I.m trying to run some wires through my boat and my snake is getting hung up in a bend. All my wires are in a corrugated pipe approx. 1 1/2 inches and when it hits the bend my snake is catching on the ribs of the pipe. At least I think so. It's too far to see and I'm stumped. Any suggestions? Thanks!


----------



## MassillonBuckeye (May 3, 2010)

are there any wires running through you aren't using? You could use that as a pull wire. You could also use an existing wire to pull multiple pull strings through, then pull that wire back through with one of the pull strings you just pulled through  Hope that helps.


----------



## Cutt'em Jack (Feb 17, 2008)

I thought of that too, but all the existing wires are taped every foot or so with electrical tape. I.m afraid it would get stuck trying to pull it out and I'd be in a mess.


----------



## Pooch (Jun 16, 2014)

You may already have tried this but when it gets stuck instead of a jabbing or push pull try rolling or twisting like a drain snake.

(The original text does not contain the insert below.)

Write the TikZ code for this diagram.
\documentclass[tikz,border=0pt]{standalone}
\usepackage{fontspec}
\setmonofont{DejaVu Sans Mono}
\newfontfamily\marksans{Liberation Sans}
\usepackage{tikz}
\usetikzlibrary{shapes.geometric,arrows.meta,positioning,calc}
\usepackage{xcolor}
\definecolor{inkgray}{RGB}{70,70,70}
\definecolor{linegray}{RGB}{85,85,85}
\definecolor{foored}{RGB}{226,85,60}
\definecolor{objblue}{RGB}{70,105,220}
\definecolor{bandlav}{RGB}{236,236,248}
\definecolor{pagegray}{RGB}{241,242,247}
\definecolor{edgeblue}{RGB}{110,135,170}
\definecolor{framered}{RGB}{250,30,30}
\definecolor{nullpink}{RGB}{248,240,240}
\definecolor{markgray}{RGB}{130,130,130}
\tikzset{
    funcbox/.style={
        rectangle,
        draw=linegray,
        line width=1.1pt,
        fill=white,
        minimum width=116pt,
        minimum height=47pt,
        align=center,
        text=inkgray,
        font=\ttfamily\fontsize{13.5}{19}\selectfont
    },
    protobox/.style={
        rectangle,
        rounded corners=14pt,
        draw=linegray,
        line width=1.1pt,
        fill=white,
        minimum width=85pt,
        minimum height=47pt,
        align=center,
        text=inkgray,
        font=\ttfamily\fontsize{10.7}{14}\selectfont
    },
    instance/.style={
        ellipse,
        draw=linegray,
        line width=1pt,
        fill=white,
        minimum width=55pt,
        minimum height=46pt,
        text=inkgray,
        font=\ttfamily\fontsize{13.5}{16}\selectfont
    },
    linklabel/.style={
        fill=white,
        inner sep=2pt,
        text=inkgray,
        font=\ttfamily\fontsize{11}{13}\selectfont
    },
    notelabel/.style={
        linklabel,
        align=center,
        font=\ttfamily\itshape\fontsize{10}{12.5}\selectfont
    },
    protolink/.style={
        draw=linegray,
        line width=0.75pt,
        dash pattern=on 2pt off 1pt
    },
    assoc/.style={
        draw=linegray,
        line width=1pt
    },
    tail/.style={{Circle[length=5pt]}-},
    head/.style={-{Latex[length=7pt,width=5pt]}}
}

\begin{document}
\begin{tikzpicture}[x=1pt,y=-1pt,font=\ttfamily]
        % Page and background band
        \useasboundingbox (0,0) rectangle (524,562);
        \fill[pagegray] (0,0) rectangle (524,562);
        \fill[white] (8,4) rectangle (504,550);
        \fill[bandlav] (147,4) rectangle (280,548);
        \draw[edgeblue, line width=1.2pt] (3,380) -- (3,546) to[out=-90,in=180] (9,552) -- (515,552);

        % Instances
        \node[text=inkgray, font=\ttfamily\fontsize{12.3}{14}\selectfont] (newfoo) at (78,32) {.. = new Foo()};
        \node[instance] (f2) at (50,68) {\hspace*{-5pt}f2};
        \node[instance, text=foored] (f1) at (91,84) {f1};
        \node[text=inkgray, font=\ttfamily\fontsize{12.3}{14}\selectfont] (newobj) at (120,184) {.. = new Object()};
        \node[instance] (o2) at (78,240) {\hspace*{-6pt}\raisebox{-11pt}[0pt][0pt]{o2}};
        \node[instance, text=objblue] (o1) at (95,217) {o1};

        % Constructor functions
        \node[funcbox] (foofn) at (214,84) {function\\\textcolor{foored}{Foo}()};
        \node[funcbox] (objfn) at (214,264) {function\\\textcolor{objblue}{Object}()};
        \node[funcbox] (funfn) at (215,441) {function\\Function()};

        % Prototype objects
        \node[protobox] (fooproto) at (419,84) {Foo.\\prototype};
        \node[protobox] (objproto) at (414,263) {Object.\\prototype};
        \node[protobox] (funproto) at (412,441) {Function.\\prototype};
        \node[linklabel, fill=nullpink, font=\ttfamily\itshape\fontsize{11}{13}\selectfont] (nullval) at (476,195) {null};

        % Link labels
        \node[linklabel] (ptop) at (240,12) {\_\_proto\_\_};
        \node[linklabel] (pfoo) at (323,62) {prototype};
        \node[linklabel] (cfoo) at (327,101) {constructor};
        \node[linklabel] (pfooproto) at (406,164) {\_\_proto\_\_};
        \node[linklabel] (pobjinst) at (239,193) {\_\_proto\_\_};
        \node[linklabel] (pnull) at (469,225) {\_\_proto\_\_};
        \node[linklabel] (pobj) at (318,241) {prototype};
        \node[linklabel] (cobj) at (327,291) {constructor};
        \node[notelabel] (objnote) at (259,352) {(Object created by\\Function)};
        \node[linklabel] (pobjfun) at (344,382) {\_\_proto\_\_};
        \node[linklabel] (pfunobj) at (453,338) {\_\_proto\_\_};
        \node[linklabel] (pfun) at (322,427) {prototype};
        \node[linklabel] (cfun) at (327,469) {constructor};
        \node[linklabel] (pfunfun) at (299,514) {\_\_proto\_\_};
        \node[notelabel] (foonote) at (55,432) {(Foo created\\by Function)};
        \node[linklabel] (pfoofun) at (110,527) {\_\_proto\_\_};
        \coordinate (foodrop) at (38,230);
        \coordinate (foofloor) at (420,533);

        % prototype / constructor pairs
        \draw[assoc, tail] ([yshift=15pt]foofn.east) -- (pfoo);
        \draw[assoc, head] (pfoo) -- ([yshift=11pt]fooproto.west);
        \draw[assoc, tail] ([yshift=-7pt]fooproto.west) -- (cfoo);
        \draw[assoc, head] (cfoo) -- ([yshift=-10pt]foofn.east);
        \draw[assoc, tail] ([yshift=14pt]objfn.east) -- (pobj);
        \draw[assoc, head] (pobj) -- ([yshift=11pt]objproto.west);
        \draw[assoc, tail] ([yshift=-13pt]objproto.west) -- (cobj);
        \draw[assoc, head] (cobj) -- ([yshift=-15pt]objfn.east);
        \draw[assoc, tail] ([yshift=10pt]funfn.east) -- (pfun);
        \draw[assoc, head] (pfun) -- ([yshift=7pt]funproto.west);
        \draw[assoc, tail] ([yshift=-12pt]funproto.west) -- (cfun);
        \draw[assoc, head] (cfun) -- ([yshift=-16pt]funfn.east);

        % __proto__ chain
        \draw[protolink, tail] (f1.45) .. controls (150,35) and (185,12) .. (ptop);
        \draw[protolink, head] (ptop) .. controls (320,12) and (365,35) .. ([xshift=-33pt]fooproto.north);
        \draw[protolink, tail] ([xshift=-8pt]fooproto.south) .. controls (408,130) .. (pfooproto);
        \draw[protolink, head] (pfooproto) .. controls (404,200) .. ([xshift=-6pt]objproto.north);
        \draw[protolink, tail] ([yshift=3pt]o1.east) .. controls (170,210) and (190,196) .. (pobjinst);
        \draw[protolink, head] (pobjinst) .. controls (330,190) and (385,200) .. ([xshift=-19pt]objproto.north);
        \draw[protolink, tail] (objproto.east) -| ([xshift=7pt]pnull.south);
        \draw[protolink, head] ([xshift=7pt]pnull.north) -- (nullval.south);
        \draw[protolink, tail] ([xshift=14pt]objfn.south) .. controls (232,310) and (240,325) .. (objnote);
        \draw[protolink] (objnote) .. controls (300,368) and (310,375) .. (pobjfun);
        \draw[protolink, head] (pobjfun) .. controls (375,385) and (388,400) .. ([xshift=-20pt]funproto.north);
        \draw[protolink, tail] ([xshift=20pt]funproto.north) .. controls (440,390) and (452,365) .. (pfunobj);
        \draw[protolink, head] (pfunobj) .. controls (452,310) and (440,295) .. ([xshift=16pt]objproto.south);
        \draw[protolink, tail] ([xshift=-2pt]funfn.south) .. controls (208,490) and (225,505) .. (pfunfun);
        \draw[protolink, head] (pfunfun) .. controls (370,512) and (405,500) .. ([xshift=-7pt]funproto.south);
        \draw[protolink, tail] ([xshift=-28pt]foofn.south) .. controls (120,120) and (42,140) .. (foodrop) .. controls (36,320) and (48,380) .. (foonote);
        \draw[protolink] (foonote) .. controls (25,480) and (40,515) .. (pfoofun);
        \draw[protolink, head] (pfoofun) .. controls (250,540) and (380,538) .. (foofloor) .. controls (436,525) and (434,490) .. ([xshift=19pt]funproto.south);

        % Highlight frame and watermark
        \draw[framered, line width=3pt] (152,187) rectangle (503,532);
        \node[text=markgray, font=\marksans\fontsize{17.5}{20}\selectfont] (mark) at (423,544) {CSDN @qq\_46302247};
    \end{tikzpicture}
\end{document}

That worked for me in the past on more than one occasion.


----------



## fastwater (Apr 1, 2014)

Can you run mechanics wire down through the opposite directions, tie and tape wires to be pulled to mechanics wire and pull back through?


----------



## rk91279 (May 7, 2011)

U can use a shop vac and light string ( braid or spyderwire) to get started, just let vac suck string through as u feed in slowly then tie to fish tape. Provided u have access to both ends.


----------



## 68rocks (Aug 2, 2013)

Tape a bullet worm weight or smaller round sinker to the end of your fish tape dip the tip in some dish soap to slick it up then push it through...or any small blunt/round thing...or cut the tubing half way between ends and tape it up when you are done


----------



## MassillonBuckeye (May 3, 2010)

Cutt'em Jack said:


> I thought of that too, but all the existing wires are taped every foot or so with electrical tape. I.m afraid it would get stuck trying to pull it out and I'd be in a mess.


The wires in the bow of my Starcraft were the same way. Taped. I'd just attach the pull wires Very securely and give em a tug. You'd be surprised how easily they'll pull once you get em started. If things start to hang up, you can always pull back the other way. I ran 3 pull strings last time I fished one just to have them if I needed em.


----------